The computational complexity per each training example is

\[Q = N\times + N\times D\times H +H\times V\]

Use hierarchical softmax where the vocabulary is represented as a Huffman binary tree.

Recurrent Neural Net Language Model (RNNLM)

Specify the context length
Use RNN model to represent more complex pattern than than the shallow
Structure
- Input layer
- Hidden layer
- Output layer

The complexity per training example of the RNN model is

\[Q = H\times H+H\times V\]

Parallel Training of Neural Networks

New Log-linear Models

replace(neural network, simple model)

faster: possibly be trained on much more data efficiently
less accurate

Continuous word vectors are learned using simple model
The N-gram NNLM is trained on top of these distributed representations of words.

CBOW: Continuous Bag-of-Words Model

The non-linear hidden layer: removed
The projection layer: shared for all words

The order of words in the history does not influence the projection

Building a log-linear classifier with four feature and four history words at the input

Training complexity

\[Q = N\times D + D\times \log_2(V)\]

Continuous Skip-gram Model

Goal: maximize classification of a word based on another word in the same sentence

Predict words within a certain range before and after the current word.

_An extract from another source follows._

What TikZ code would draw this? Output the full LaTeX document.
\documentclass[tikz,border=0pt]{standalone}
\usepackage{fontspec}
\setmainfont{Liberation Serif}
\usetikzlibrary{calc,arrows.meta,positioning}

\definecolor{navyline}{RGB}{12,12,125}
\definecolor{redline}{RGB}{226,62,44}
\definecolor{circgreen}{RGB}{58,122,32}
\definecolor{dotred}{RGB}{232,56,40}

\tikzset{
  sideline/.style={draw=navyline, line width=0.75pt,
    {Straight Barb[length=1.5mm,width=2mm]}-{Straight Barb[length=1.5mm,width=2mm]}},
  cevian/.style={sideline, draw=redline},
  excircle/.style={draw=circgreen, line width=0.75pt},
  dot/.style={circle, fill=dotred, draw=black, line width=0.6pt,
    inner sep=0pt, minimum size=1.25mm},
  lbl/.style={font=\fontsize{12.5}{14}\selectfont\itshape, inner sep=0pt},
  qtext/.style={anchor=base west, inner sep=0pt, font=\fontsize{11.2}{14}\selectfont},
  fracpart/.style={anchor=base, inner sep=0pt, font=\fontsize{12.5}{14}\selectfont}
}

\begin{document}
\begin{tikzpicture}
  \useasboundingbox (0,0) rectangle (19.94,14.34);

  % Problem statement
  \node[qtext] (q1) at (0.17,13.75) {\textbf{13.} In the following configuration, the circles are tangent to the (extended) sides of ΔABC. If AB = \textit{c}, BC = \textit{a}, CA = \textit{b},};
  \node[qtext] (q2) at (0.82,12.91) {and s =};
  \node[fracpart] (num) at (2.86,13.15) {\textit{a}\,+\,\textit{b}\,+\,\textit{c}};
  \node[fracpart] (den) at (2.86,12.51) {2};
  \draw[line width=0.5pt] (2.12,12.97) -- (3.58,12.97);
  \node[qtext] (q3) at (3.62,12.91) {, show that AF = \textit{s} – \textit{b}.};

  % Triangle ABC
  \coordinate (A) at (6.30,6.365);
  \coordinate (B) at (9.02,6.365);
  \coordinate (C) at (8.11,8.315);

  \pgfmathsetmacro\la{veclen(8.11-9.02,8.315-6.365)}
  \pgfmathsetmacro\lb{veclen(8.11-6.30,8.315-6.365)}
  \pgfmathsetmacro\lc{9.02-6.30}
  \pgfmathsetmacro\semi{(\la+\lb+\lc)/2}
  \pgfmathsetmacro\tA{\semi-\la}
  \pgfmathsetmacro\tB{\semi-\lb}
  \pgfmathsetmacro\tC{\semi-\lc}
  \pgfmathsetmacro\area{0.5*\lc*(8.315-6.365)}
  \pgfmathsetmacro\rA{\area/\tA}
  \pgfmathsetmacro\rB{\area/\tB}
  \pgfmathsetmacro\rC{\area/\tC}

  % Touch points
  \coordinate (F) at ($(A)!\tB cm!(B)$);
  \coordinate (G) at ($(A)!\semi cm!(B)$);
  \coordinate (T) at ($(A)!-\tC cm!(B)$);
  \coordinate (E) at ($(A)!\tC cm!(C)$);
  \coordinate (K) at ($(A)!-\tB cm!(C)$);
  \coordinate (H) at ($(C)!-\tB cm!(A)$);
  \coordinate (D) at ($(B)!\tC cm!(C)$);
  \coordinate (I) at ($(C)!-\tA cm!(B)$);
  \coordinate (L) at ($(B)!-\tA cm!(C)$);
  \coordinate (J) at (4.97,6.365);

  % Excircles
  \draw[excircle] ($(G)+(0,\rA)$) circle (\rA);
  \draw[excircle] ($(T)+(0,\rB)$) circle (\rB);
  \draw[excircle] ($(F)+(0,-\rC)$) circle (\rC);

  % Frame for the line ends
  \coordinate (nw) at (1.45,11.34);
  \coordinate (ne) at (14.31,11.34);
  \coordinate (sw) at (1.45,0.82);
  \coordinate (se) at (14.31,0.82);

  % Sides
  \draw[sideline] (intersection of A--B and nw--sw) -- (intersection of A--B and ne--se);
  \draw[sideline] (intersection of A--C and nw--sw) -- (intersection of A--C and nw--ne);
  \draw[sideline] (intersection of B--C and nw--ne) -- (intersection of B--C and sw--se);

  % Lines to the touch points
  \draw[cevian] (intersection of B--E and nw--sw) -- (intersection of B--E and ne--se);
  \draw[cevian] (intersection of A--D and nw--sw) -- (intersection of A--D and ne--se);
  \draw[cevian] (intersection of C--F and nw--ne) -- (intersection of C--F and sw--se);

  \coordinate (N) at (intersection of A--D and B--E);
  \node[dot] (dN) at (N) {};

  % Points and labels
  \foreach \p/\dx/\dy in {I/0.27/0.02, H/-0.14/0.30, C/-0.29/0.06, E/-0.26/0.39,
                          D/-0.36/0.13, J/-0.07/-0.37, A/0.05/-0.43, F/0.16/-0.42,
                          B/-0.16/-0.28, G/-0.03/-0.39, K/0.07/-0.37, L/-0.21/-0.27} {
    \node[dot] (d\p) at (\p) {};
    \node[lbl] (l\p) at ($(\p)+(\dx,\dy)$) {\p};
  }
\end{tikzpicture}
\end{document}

Training complexity of this architecture is proportional to

\[Q = C\times (D+D\times \log_2(V))\]

$C$ is the maximum distance of the words

Experiments

When training high dimensional word vectors on a large amount of data, the resulting vectors can be used to answer very subtle semantic relationship between words.

Task Description

Question

five types of semantic questions
nine types of syntactic questions

Evaluation

Evaluate the overall accuracy for all question types

Question is assumed to be correctly answered only if the closet word to the vector computed using the above methods is exactly the same as the correct word in the question.

Data

Google News corpus

Maximization of Accuracy

We have to increase both vector dimensionality and the amount of the training data together.